Thompson (1997) suggests PCS theory and anti-discriminatory practice seeks to undermine or eliminate oppression, in particular when challenging racism in a social work context. All three levels of this model are crucial components to understand the dynamics of power for staff and service users. Many questions need to be addressed by individuals who have the power to make decisions, such as principles that challenge continuous reflection and evaluation of practices that question the use of power (Burke and Harrison, 1998).

According to Handy (1993) cultures can incorporate the ideology of a representation and become a habitual pattern, which when incorporated into organisations becomes a fixed culture. This transformation may lead to develop characteristic patterns and expectations, which this residential home was unfamiliar with, and thus, then can have a great impact on people who work in the local services.

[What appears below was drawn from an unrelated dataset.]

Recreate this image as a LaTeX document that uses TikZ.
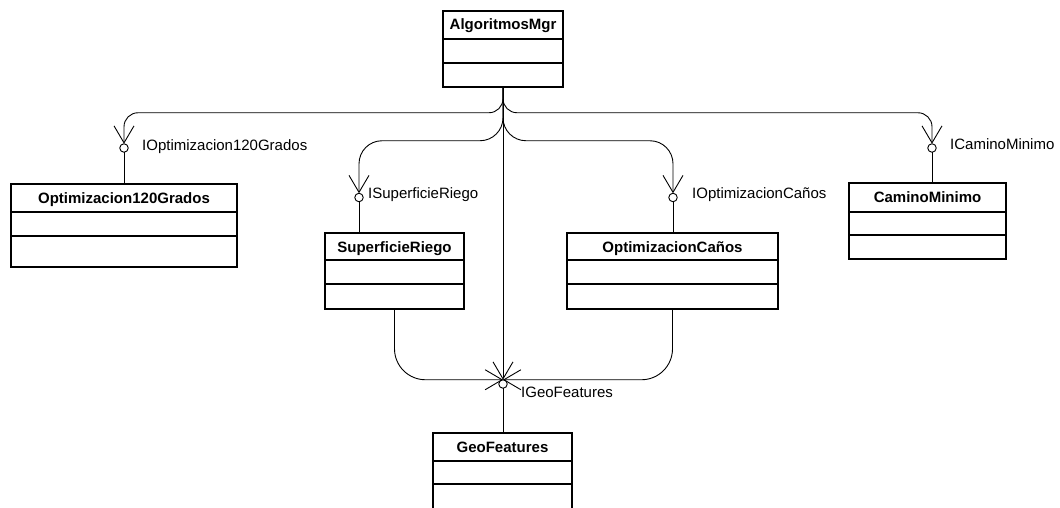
\documentclass[tikz,border=0pt]{standalone}
\usepackage{fontspec}
\setmainfont{Liberation Sans}
\usetikzlibrary{arrows.meta,calc}

% one UML class: name, left, top, right, bottom, first divider, second divider, title
\newcommand\umlclass[8]{%
  \node[classbox, anchor=north west, minimum width={#4-#2}, minimum height={#5-#3}] (#1) at (#2,#3) {};
  \draw[classline] (#2,#6) -- (#4,#6) (#2,#7) -- (#4,#7);
  \node[classtitle] (#1-title) at ({(#2+#4)/2},#3+19) {#8};
}

\begin{document}
\begin{tikzpicture}[x=1pt, y=-1pt,
  font=\fontsize{15}{18}\selectfont,
  classbox/.style={draw=black, line width=1.1pt, inner sep=0pt, outer sep=0pt},
  classline/.style={draw=black, line width=1.1pt},
  classtitle/.style={anchor=base, inner sep=0pt, font=\fontsize{15}{18}\selectfont\bfseries},
  iface/.style={circle, draw=black, line width=0.9pt, minimum size=8.5pt, inner sep=0pt, outer sep=0pt},
  ilabel/.style={anchor=base west, inner sep=0pt},
  conn/.style={draw=black, line width=0.9pt},
  req/.style={conn, -{Straight Barb[length=17pt, width=20pt]}},
]
\useasboundingbox (0,0) rectangle (1060,508);
\clip (0,0) rectangle (1060,508);

% classes
\umlclass{mgr}{443}{11}{563}{87}{39}{63}{AlgoritmosMgr}
\umlclass{opt}{11}{184}{237}{267}{212}{236}{Optimizacion120Grados}
\umlclass{sr}{325}{233}{464}{309}{260}{284}{SuperficieRiego}
\umlclass{oc}{567}{233}{778}{309}{260}{284}{OptimizacionCaños}
\umlclass{cm}{849}{183}{1006}{259}{212}{235}{CaminoMinimo}
\umlclass{geo}{433}{433}{572}{512}{461}{484}{GeoFeatures}

% provided interfaces (lollipops)
\node[iface] (iopt) at (124,148) {};
\node[iface] (isr)  at (359,197.5) {};
\node[iface] (ioc)  at (673,197.5) {};
\node[iface] (icm)  at (932,148) {};
\node[iface] (igeo) at (503,384) {};

\node[ilabel] (iopt-l) at (142,150.5) {IOptimizacion120Grados};
\node[ilabel] (isr-l)  at (368,198) {ISuperficieRiego};
\node[ilabel] (ioc-l)  at (692,198) {IOptimizacionCaños};
\node[ilabel] (icm-l)  at (950,149.5) {ICaminoMinimo};
\node[ilabel] (igeo-l) at (521,397.5) {IGeoFeatures};

% lollipop stems into the providing classes
\draw[conn] (iopt.south) -- (opt.north -| iopt.south);
\draw[conn] (isr.south)  -- (sr.north -| isr.south);
\draw[conn] (ioc.south)  -- (oc.north -| ioc.south);
\draw[conn] (icm.south)  -- (cm.north -| icm.south);
\draw[conn] (igeo.south) -- (geo.north -| igeo.south);

% requirements of AlgoritmosMgr
\draw[req, rounded corners=14pt] (mgr.south) |- ([yshift=31pt]iopt.north) -- (iopt.north);
\draw[req, rounded corners=14pt] (mgr.south) |- ([yshift=31pt]icm.north) -- (icm.north);
\draw[req, rounded corners=23pt] (mgr.south) |- ([yshift=52.5pt]isr.north) -- (isr.north);
\draw[req, rounded corners=23pt] (mgr.south) |- ([yshift=52.5pt]ioc.north) -- (ioc.north);
\draw[req] (mgr.south) -- (igeo.north);

% requirements on IGeoFeatures
\draw[req, rounded corners=31pt] (sr.south) |- (igeo.north);
\draw[req, rounded corners=31pt] (oc.south) |- (igeo.north);
\end{tikzpicture}
\end{document}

In addition, Thompson (1997) highlights the fact that people need to be aware that any kind of social setting is characterised by differentiation, people are categorised according to social divisions such as ethnicity. These divisions then create and form the basis of the social structure. It enables organisations to form networks of social relationships, which plays an imperative role in the distribution of power, status and opportunities. Power can be used in various ways to control and be dominant in relation to skills and knowledge a person holds. Therefore, one should be able to understand the effect that their powers can have on different diverse groups in a present day society (Thompson, 2000).

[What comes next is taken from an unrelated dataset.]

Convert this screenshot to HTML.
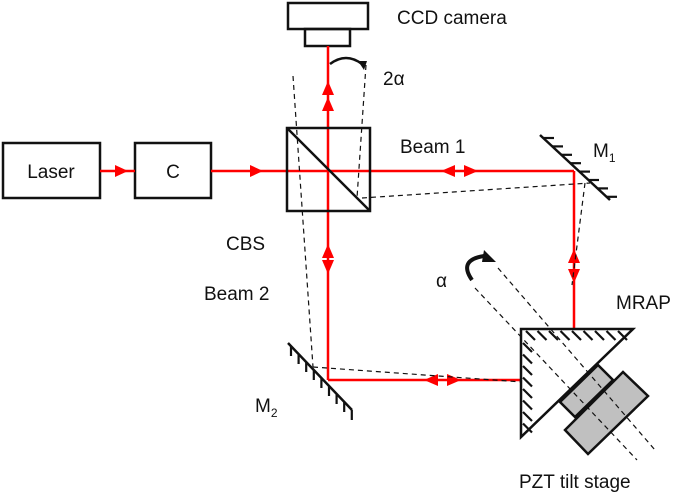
<!DOCTYPE html>
<html><head><meta charset="utf-8"><style>
html,body{margin:0;padding:0;background:#fff;}
svg{display:block;}
text{font-family:"Liberation Sans",Arial,sans-serif;fill:#111;}
</style></head><body>
<svg id="s" width="685" height="498" viewBox="0 0 685 498" xmlns="http://www.w3.org/2000/svg">
<g fill="none" stroke="#111" stroke-width="2.5">
<rect x="3" y="143" width="97" height="55"/>
<rect x="135" y="143" width="76" height="55"/>
<rect x="288" y="3" width="80" height="26"/>
<rect x="305" y="29" width="45" height="17"/>
</g>
<g stroke="#f00" stroke-width="2.5" fill="none">
<line x1="100" y1="171" x2="135" y2="171"/>
<line x1="211" y1="171" x2="574" y2="171"/>
<line x1="328" y1="46" x2="328" y2="380"/>
<line x1="574" y1="171" x2="574" y2="329"/>
<line x1="328" y1="380" x2="521" y2="380"/>
</g>
<g fill="#f00">
<polygon points="128,171 115,165 115,177"/>
<polygon points="263,171 250,165 250,177"/>
<polygon points="328,81 322,95 334,95"/>
<polygon points="328,97 322,111 334,111"/>
<polygon points="441,171 455,165 455,177"/>
<polygon points="478,171 464,165 464,177"/>
<polygon points="328,244 322,258 334,258"/>
<polygon points="328,274 322,260 334,260"/>
<polygon points="574,249 568,263 580,263"/>
<polygon points="574,283 568,269 580,269"/>
<polygon points="424,380 438,374 438,386"/>
<polygon points="461,380 447,374 447,386"/>
</g>
<g fill="none" stroke="#111" stroke-width="2.5">
<rect x="287" y="128" width="83" height="83"/>
<line x1="288" y1="129" x2="369" y2="210"/>
<line x1="540" y1="135" x2="610" y2="200"/>
<line x1="288" y1="343" x2="352" y2="410"/>
<polygon points="521,329 633,329 521,437"/>
<polygon points="560,402 598,365 613,380 575,417" fill="#c0c0c0"/>
<polygon points="565,430 623,372 648,396 588,454" fill="#c0c0c0"/>
<path d="M330,64 Q346,52 362,64" />
<path d="M472,280 Q458,260 484,256" stroke-width="4"/>
</g>
<polygon points="364,70 358,61 367,61" fill="#111"/>
<polygon points="496,262 484,250 482,262" fill="#111"/>
<g id="h" stroke="#111" stroke-width="2.2"></g>
<g fill="none" stroke="#111" stroke-width="1.2" stroke-dasharray="5,4">
<line x1="293" y1="76" x2="313" y2="367"/>
<line x1="366" y1="65" x2="357" y2="198"/>
<line x1="362" y1="198" x2="590" y2="183"/>
<line x1="585" y1="183" x2="572" y2="285"/>
<line x1="313" y1="367" x2="522" y2="382"/>
<line x1="498" y1="268" x2="655" y2="450"/>
<line x1="475" y1="288" x2="637" y2="460"/>
</g>
<text x="397" y="24" font-size="19">CCD camera</text>
<text x="383" y="85" font-size="19">2α</text>
<text x="400" y="153" font-size="19">Beam 1</text>
<text x="593" y="157" font-size="19">M<tspan font-size="12" dy="5">1</tspan></text>
<text x="51" y="178" font-size="19" text-anchor="middle">Laser</text>
<text x="173" y="178" font-size="19" text-anchor="middle">C</text>
<text x="226" y="250" font-size="19">CBS</text>
<text x="204" y="300" font-size="19">Beam 2</text>
<text x="436" y="287" font-size="19">α</text>
<text x="616" y="309" font-size="19">MRAP</text>
<text x="255" y="412" font-size="19">M<tspan font-size="12" dy="5">2</tspan></text>
<text x="519" y="488" font-size="19">PZT tilt stage</text>
</svg>
<script>
var g=document.getElementById('h'),s='';
function L(a,b,c,d){s+='<line x1="'+a+'" y1="'+b+'" x2="'+c+'" y2="'+d+'"/>';}
for(var i=0;i<=7;i++){var x=543+i*9,y=138+i*8.4;L(x,y,x+11,y);}
for(var i=0;i<=8;i++){var x=291+i*7.6,y=346+i*8;L(x,y,x,y+10);}
for(var i=0;i<9;i++){var x=526+i*11.5;L(x,331,x+9,340);}
for(var i=0;i<8;i++){var y=343+i*11.5;L(523,y,532,y+9);}
g.innerHTML=s;
</script>
</body></html>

Thompson (1998) denotes that a misunderstanding of cultural needs can lead to oppression and discrimination either directly or indirectly. This then can take the formation of using power incorrectly and therefore lead individuals or groups to feel powerless. Thompson (1993) asserts that no practice can be considered good practice without awareness of discrimination and its impact on both service users and practitioners.

To a certain degree, this particular organisation seem to employ poor individual practices and also inadequate policies, which can lead to structural deficiencies and have a profound effect on individuals and make them, feel powerless. Dominelli (1997) highlights “This can be seen as the colour-blind approach, this is the concept of ‘universality of treatment’, whereby equality is assumed rather than proven because all individuals and groups are treated as if they were all the same” (p.37).

Van Dijk (1993) suggests one needs to understand and acquire the perspective, the practical knowledge, the perceptiveness and the necessary theoretical framework to understand the many manifestations of racism. This will then create a structure that will tackle racism both individually and collectively, in changing policies and practices at the personal, organisational and societal levels.


In conclusion the issues surrounding power can be both positive and negative depending on how one exercises the use of power. Reflecting after the process of this essay, it has come to attention that racism and disability comprises many grey areas of discrimination and oppressive practices. This allows vulnerable people in certain groups to feel powerless and others to feel powerful.

More significant, is the need to recognise that as carers or workers we need to challenge and reinforce our own positions to challenge people’s negative perceptions regarding disabled people and ethnic minorities. This will give us the opportunity to either challenge or contribute to the disempowerment that vulnerable people are faced with.

In order to achieve an equal balance of power, one need to ensure that all vulnerable groups are given equal access to services without facing discrimination due to power being used in an oppressive practice. This will then be a start to cut across the boundaries to form effective and sustainable power that will recognise the needs of disabled people and ethnic minorities.